Важнейшими из них были следующие: природа не под­чиняется никакому замыслу, а история творится не согласно либретто; никакого единого ключа, никакой единой фор­мулы и в принципе нельзя подобрать к вопросам, занимаю­щим личность или целое общество; общие решения отнюдь не служат решениями, вселенские цели никогда не бывают настоящими, у всякой эпохи свое строение и свои вопросы; кратчайшие пути и обобщения отнюдь не заменяют опыта; свобода — живых людей в определенном месте и в опреде­ленное время — есть абсолютная ценность; минимальное пространство для свободных поступков есть нравственная необходимость для всех людей, и нельзя подавлять ее ради отвлеченных понятий или общих принципов, коими столь непринужденно потрясают великие мыслители данной или какой угодно другой эпохи — ради вечного спасения, исто­рии, человечества, прогресса; еще менее ради государства, или Церкви, или пролетариата — великих слов, призываемых, дабы оправдать ужасающую жестокость либо деспотизм: чудо­действенных заклинаний, долженствующих задушить голос людского чувства или совести.

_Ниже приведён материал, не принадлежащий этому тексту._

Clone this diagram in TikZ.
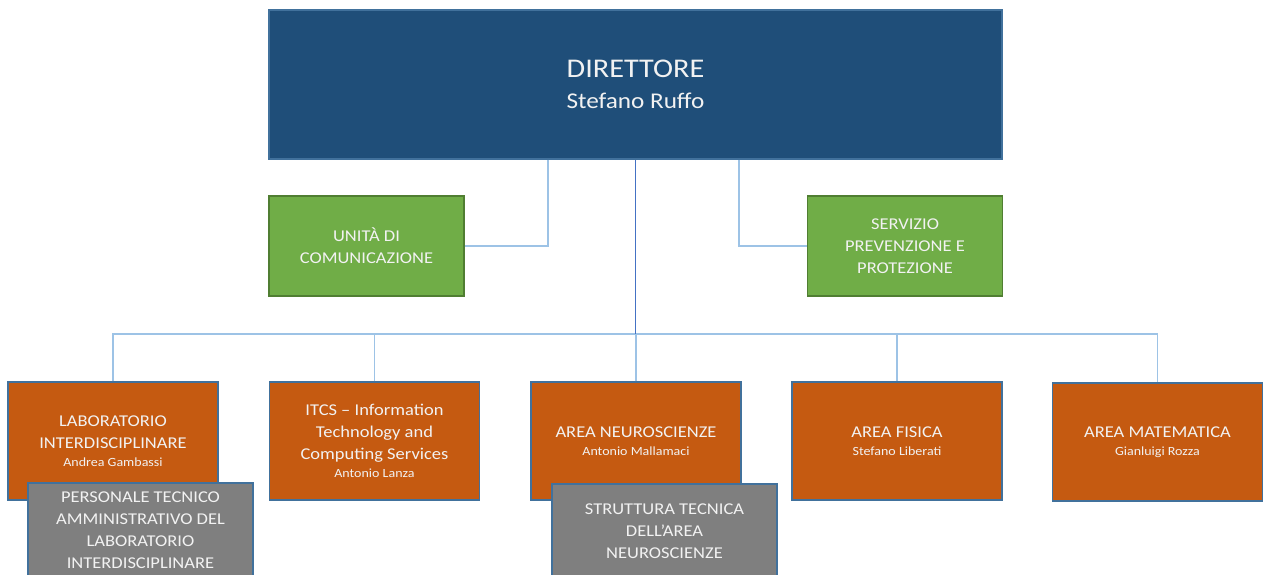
\documentclass[tikz,border=0pt]{standalone}
\usepackage{fontspec}
\setmainfont{Carlito}[FakeStretch=1.12]
\usetikzlibrary{calc}
\definecolor{dirblue}{HTML}{1F4E79}
\definecolor{edgeblue}{HTML}{41719C}
\definecolor{servgreen}{HTML}{70AD47}
\definecolor{servedge}{HTML}{507E32}
\definecolor{areaorange}{HTML}{C55A11}
\definecolor{staffgray}{HTML}{7F7F7F}
\definecolor{linklight}{HTML}{9DC3E6}
\definecolor{linkdark}{HTML}{4472C4}
\tikzset{
  box/.style={draw, line width=1.5pt, inner sep=0pt, align=center, text=white!95!black,
    font=\fontsize{16.5}{22}\selectfont},
  direttore/.style={box, fill=dirblue, draw=edgeblue, minimum width=733pt, minimum height=149pt},
  servizio/.style={box, fill=servgreen, draw=servedge, minimum width=195pt, minimum height=100pt},
  area/.style={box, fill=areaorange, draw=edgeblue, minimum width=210pt, minimum height=118pt},
  staff/.style={box, fill=staffgray, draw=edgeblue, minimum width=225pt, minimum height=94pt, anchor=north},
  link/.style={draw=linklight, line width=1.3pt},
  trunk/.style={draw=linkdark, line width=1pt}
}
\newcommand\areabox[5]{%
  \node[area] (#1) at (#2, #3) {#4\\[-4pt]{\fontsize{12.5}{14}\selectfont #5}}
}

\begin{document}
\begin{tikzpicture}[x=1pt, y=-1pt]
        \useasboundingbox (0,0) rectangle (1263,574);
        \clip (0,0) rectangle (1263,574);

        % The director
        \node[direttore] (dir) at (635.5, 84.5) {{\fontsize{27}{30}\selectfont DIRETTORE}\\[9pt]
          {\fontsize{22.5}{26}\selectfont Stefano Ruffo}};

        % The staff services
        \node[servizio] (unita) at (366.5, 246) {UNITÀ DI\\COMUNICAZIONE};
        \node[servizio] (spp) at (905, 246) {SERVIZIO\\PREVENZIONE E\\PROTEZIONE};

        % The areas
        \areabox{lab}{113}{441}{LABORATORIO\\INTERDISCIPLINARE}{Andrea Gambassi};
        \areabox{itcs}{374.5}{441}{ITCS -- Information\\Technology and\\Computing Services}{Antonio Lanza};
        \areabox{neuro}{636}{441}{AREA NEUROSCIENZE}{Antonio Mallamaci};
        \areabox{fis}{897}{441}{AREA FISICA}{Stefano Liberati};
        \areabox{mat}{1157.5}{442}{AREA MATEMATICA}{Gianluigi Rozza};

        % The technical staff
        \node[staff] (labstaff) at (140.5, 482) {PERSONALE TECNICO\\AMMINISTRATIVO DEL\\LABORATORIO\\INTERDISCIPLINARE};
        \node[staff] (neurostaff) at (664.5, 483) {STRUTTURA TECNICA\\DELL’AREA\\NEUROSCIENZE};

        % Connectors
        \coordinate (bus) at (0, 334);
        \draw[link] ([xshift=-87.5pt]dir.south) |- (unita.east);
        \draw[link] ([xshift=103.5pt]dir.south) |- (spp.west);
        \draw[link] (lab.north) -- (lab.north |- bus) -- (mat.north |- bus) -- (mat.north);
        \foreach \n in {itcs,neuro,fis}
          \draw[link] (\n.north) -- (\n.north |- bus);
        \draw[trunk] (dir.south) -- (dir.south |- bus);
    \end{tikzpicture}
\end{document}
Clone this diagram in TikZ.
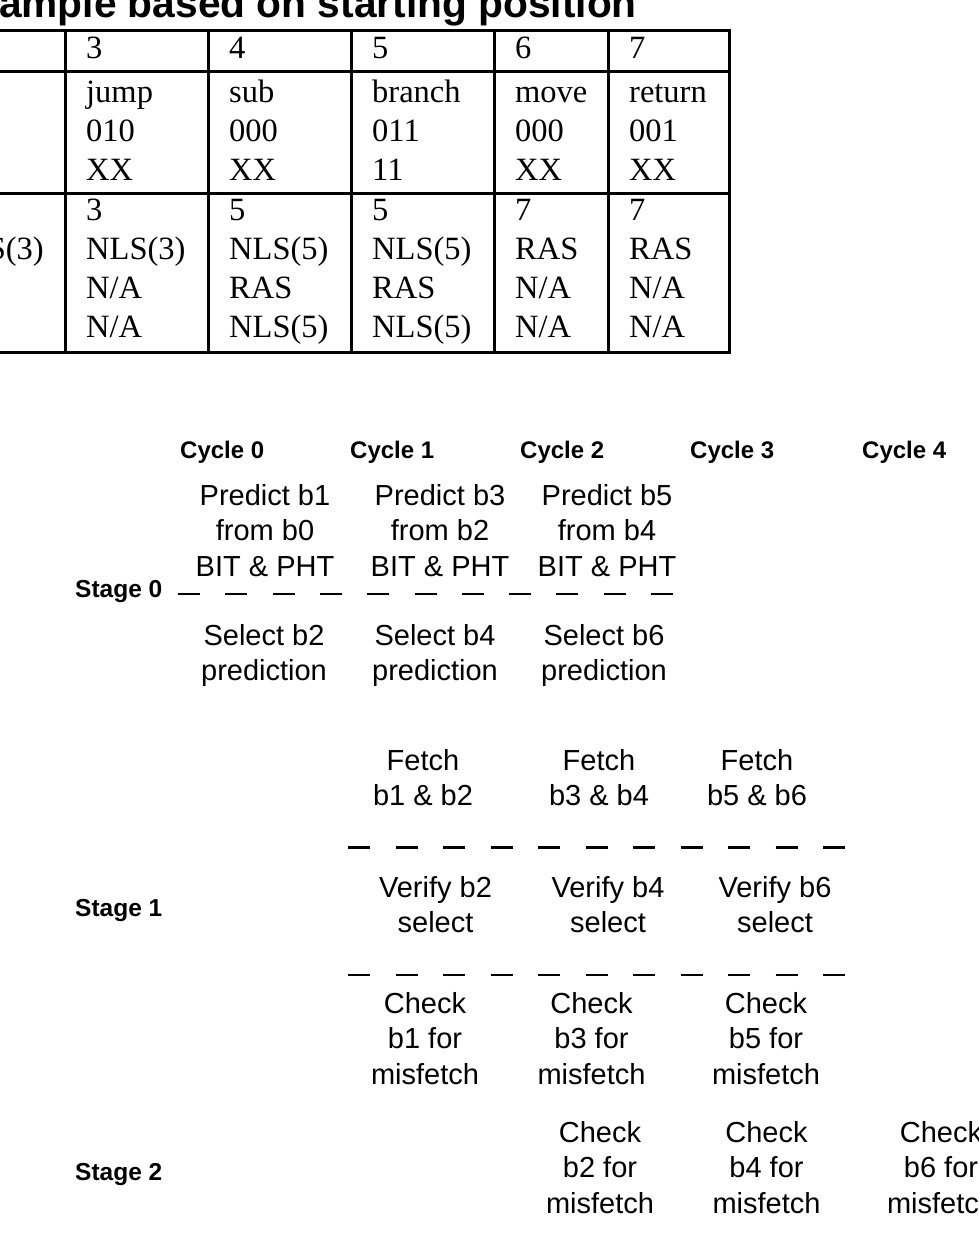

Эта либеральная точка зре­ния родственна истрепавшейся, но пока не исчезнувшей тра­диции западных учений о свободе воли; остатки их упорно цеплялись за жизнь даже в Германии — у Канта, Вильгельма фон Гумбольдта, в ранних трудах Шиллера и Фихте, — уцелели во Франции и Французской Швейцарии — среди философов-«идеологов», у Бенжамена Констана, Токвилля и Сисмонди — и оказались упорной порослью в Англии, среди радикалов-утилитаристов.

Герцен, подобно ранним либералам Западной Европы, наслаждался независимостью, разнообразием и свобод­ной игрой личного темперамента. Он желал наибогатей­шего возможного развития людских свойств, ценил непос­редственность, прямоту, достоинство, гордость, страстность, искренность, манеры и повадки свободных людей; а ненави­дел трусость, угодливость, покорность грубой тиранической силе или общественному мнению, произволу и насилию, не выносил заискивающей робости, преклонения перед вла­стью, нерассуждающего почтения к минувшему, к учреж­денному, к мифам и загадкам; не терпел унижения слабых сильными; сектантства, филистерства; неприязни и зависти большинства к меньшинству — и грубой надменности мень­шинства по отношению к большинству.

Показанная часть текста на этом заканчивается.